Exactly retype the lines from the top of the data through the line containing "from bokeh.resources import INLINE", leaving out every picture.
----
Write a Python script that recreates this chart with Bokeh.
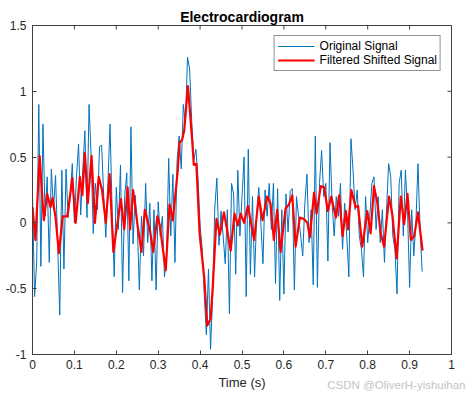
import math
from bokeh.plotting import figure
from bokeh.models import (Legend, LegendItem, FixedTicker, Title,
                          Range1d, ColumnDataSource)
from bokeh.embed import file_html
from bokeh.resources import INLINE

# ---------------- data ----------------
sample_step = 0.005  # s
original_signal = [
    0.2, -0.56, -0.3, 0.9, -0.33, 0.75, 0.05, 0.35, -0.3, 0.41,
    0.1, 0.36, -0.15, -0.7, 0.4, -0.35, 0.41, 0.04, 0.2, 0.45,
    0.0, 0.35, 0.6, 0.06, 0.4, 0.7, 0.04, 0.9, 0.5, -0.08,
    0.3, 0.1, 0.58, 0.59, 0.2, -0.11, 0.3, 0.75, 0.1, -0.41,
    0.27, -0.05, 0.44, -0.53, 0.2, 0.38, -0.44, 0.73, -0.16, 0.21,
    0.0, -0.51, 0.05, -0.25, 0.3, -0.15, 0.15, -0.44, 0.1, -0.51,
    0.16, -0.1, 0.05, -0.41, -0.25, 0.49, -0.1, 0.37, -0.3, 0.47,
    0.66, 0.41, 0.9, 0.75, 1.26, 1.17, 0.77, 0.48, 0.56, 0.34,
    -0.02, -0.2, -0.55, -0.85, -0.35, -0.96, -0.55, 0.11, 0.34, -0.17,
    0.09, -0.1, -0.31, 0.1, -0.69, 0.3, 0.22, -0.39, 0.4, -0.1,
    0.2, 0.5, -0.56, 0.56, -0.39, 0.2, -0.41, 0.05, 0.27, 0.0,
    -0.31, 0.25, 0.05, 0.3, -0.05, 0.3, -0.46, 0.26, -0.59, 0.1,
    -0.54, 0.22, -0.07, 0.24, 0.26, -0.51, 0.2, 0.05, -0.1, -0.25,
    0.15, 0.37, -0.15, 0.1, -0.47, 0.66, -0.49, 0.3, 0.55, 0.2,
    0.3, -0.29, 0.61, 0.15, -0.1, 0.2, 0.05, 0.3, -0.2, 0.15,
    -0.1, -0.41, 0.64, 0.4, 0.1, 0.25, -0.1, -0.2, -0.41, 0.2,
    -0.15, 0.05, 0.3, 0.35, -0.05, 0.2, -0.15, 0.1, -0.3, 0.1,
    0.45, 0.35, -0.1, -0.2, -0.54, 0.3, 0.4, -0.1, 0.4, 0.1,
    -0.49, 0.1, -0.25, 0.0, 0.45, -0.05, -0.37,
]
original_time = [i * sample_step for i in range(len(original_signal))]

filtered_time = [
    0.000, 0.007, 0.017, 0.027, 0.035, 0.043, 0.048, 0.055, 0.063, 0.072,
    0.083, 0.095, 0.103, 0.113, 0.119, 0.125, 0.132, 0.141, 0.149, 0.158,
    0.166, 0.175, 0.184, 0.193, 0.201, 0.211, 0.219, 0.227, 0.233, 0.240,
    0.250, 0.260, 0.268, 0.280, 0.288, 0.298, 0.304, 0.312, 0.318, 0.327,
    0.335, 0.347, 0.351, 0.357, 0.362, 0.371, 0.381, 0.385, 0.391, 0.399,
    0.410, 0.417, 0.425, 0.430, 0.439, 0.447, 0.457, 0.473, 0.482, 0.490,
    0.497, 0.505, 0.514, 0.529, 0.540, 0.549, 0.560, 0.568, 0.576, 0.584,
    0.592, 0.604, 0.612, 0.620, 0.628, 0.638, 0.648, 0.656, 0.662, 0.672,
    0.678, 0.688, 0.696, 0.705, 0.713, 0.724, 0.732, 0.740, 0.748, 0.753,
    0.761, 0.771, 0.777, 0.787, 0.799, 0.807, 0.815, 0.823, 0.831, 0.839,
    0.851, 0.859, 0.869, 0.879, 0.887, 0.895, 0.903, 0.911, 0.920, 0.931,
]
filtered_signal = [
    0.12, -0.13, 0.51, 0.02, 0.22, 0.12, 0.19, 0.04, -0.23, 0.05,
    0.05, 0.34, 0.0, 0.35, 0.21, 0.53, 0.15, 0.51, 0.0, 0.35,
    0.25, 0.0, 0.37, -0.22, -0.04, 0.18, -0.05, 0.27, -0.05, 0.25,
    0.0, -0.22, 0.1, -0.05, -0.22, 0.05, -0.02, -0.22, -0.36, 0.14,
    0.02, 0.41, 0.61, 0.63, 0.7, 1.04, 0.63, 0.44, 0.45, -0.09,
    -0.42, -0.78, -0.73, -0.5, 0.03, -0.09, 0.08, -0.21, 0.07, -0.02,
    0.07, 0.0, 0.13, -0.13, 0.2, 0.02, 0.2, 0.15, -0.13, 0.1,
    -0.22, 0.11, 0.14, 0.21, -0.18, 0.04, 0.03, 0.0, -0.11, 0.23,
    0.07, 0.28, 0.27, 0.09, 0.2, 0.04, 0.21, -0.1, 0.09, -0.05,
    0.25, 0.12, 0.13, -0.18, 0.09, -0.08, 0.28, 0.15, -0.08, -0.18,
    0.2, 0.06, -0.27, 0.2, -0.01, 0.22, -0.13, -0.1, 0.08, -0.21,
]

x_ticks = [0, 0.1, 0.2, 0.3, 0.4, 0.5, 0.6, 0.7, 0.8, 0.9, 1]
x_tick_labels = ["0", "0.1", "0.2", "0.3", "0.4", "0.5", "0.6", "0.7", "0.8", "0.9", "1"]
y_ticks = [-1, -0.5, 0, 0.5, 1, 1.5]
y_tick_labels = ["-1", "-0.5", "0", "0.5", "1", "1.5"]

title_text = "Electrocardiogram"
x_label_text = "Time (s)"
legend_labels = ["Original Signal", "Filtered Shifted Signal"]
watermark_text = "CSDN @OliverH-yishuihan"

# ---------------- figure ----------------
FONT = "Liberation Sans"
AX = "#404040"
TXT = "#262626"

p = figure(width=474, height=395, x_range=Range1d(0, 1), y_range=Range1d(-1, 1.5),
           output_backend="svg", toolbar_location=None,
           min_border_left=32, min_border_right=23, min_border_top=25, min_border_bottom=41)
p.xgrid.visible = False
p.ygrid.visible = False
p.outline_line_color = AX
p.outline_line_width = 1
p.background_fill_color = "white"
p.border_fill_color = "white"

p.title.text = title_text
p.title.align = "center"
p.title.text_font = FONT
p.title.text_font_size = "14px"
p.title.text_font_style = "bold"
p.title.text_color = "black"
p.title.standoff = 2

for ax, ticks, labels, standoff in ((p.xaxis[0], x_ticks, x_tick_labels, 5),
                                    (p.yaxis[0], y_ticks, y_tick_labels, 6)):
    ax.ticker = FixedTicker(ticks=ticks)
    ax.major_label_overrides = {t: s for t, s in zip(ticks, labels)}
    ax.major_tick_in = 4
    ax.major_tick_out = 0
    ax.minor_tick_in = 0
    ax.minor_tick_out = 0
    ax.axis_line_color = AX
    ax.major_tick_line_color = AX
    ax.major_label_text_font = FONT
    ax.major_label_text_font_size = "12px"
    ax.major_label_text_color = TXT
    ax.major_label_standoff = standoff

p.xaxis.axis_label = x_label_text
p.xaxis.axis_label_text_font = FONT
p.xaxis.axis_label_text_font_size = "13px"
p.xaxis.axis_label_text_font_style = "normal"
p.xaxis.axis_label_text_color = TXT
p.xaxis.axis_label_standoff = 3

# inward ticks on the top and right edges of the box
p.ray(x=x_ticks, y=1.5, length=4, angle=-math.pi / 2, length_units="screen",
      line_color=AX, line_width=1)
p.ray(x=1, y=y_ticks, length=4, angle=math.pi, length_units="screen",
      line_color=AX, line_width=1)

src1 = ColumnDataSource(dict(t=original_time, v=original_signal))
src2 = ColumnDataSource(dict(t=filtered_time, v=filtered_signal))
r1 = p.line("t", "v", source=src1, line_color="#0072BD", line_width=1)
r2 = p.line("t", "v", source=src2, line_color="#FF0000", line_width=2.2, line_join="round")

legend = Legend(items=[LegendItem(label=legend_labels[0], renderers=[r1]),
                       LegendItem(label=legend_labels[1], renderers=[r2])],
                location="top_right", margin=10, padding=3, spacing=0,
                glyph_width=37, glyph_height=12, label_height=12, label_standoff=5,
                label_text_font=FONT, label_text_font_size="12px", label_text_color="black",
                border_line_color=TXT, border_line_width=1, background_fill_alpha=1)
p.add_layout(legend)

wm = Title(text=watermark_text, align="right", vertical_align="top", text_font=FONT,
           text_font_size="11.5px", text_font_style="normal", text_color="#c4c4c4",
           standoff=-28, offset=-14)
p.add_layout(wm, "below")

open("out.html", "w").write(file_html(p, INLINE))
----
* [SOLVED EXERCISE]
Write a Python script that recreates this chart with Bokeh.
import math
from bokeh.plotting import figure
from bokeh.models import (Legend, LegendItem, FixedTicker, Title,
                          Range1d, ColumnDataSource)
from bokeh.embed import file_html
from bokeh.resources import INLINE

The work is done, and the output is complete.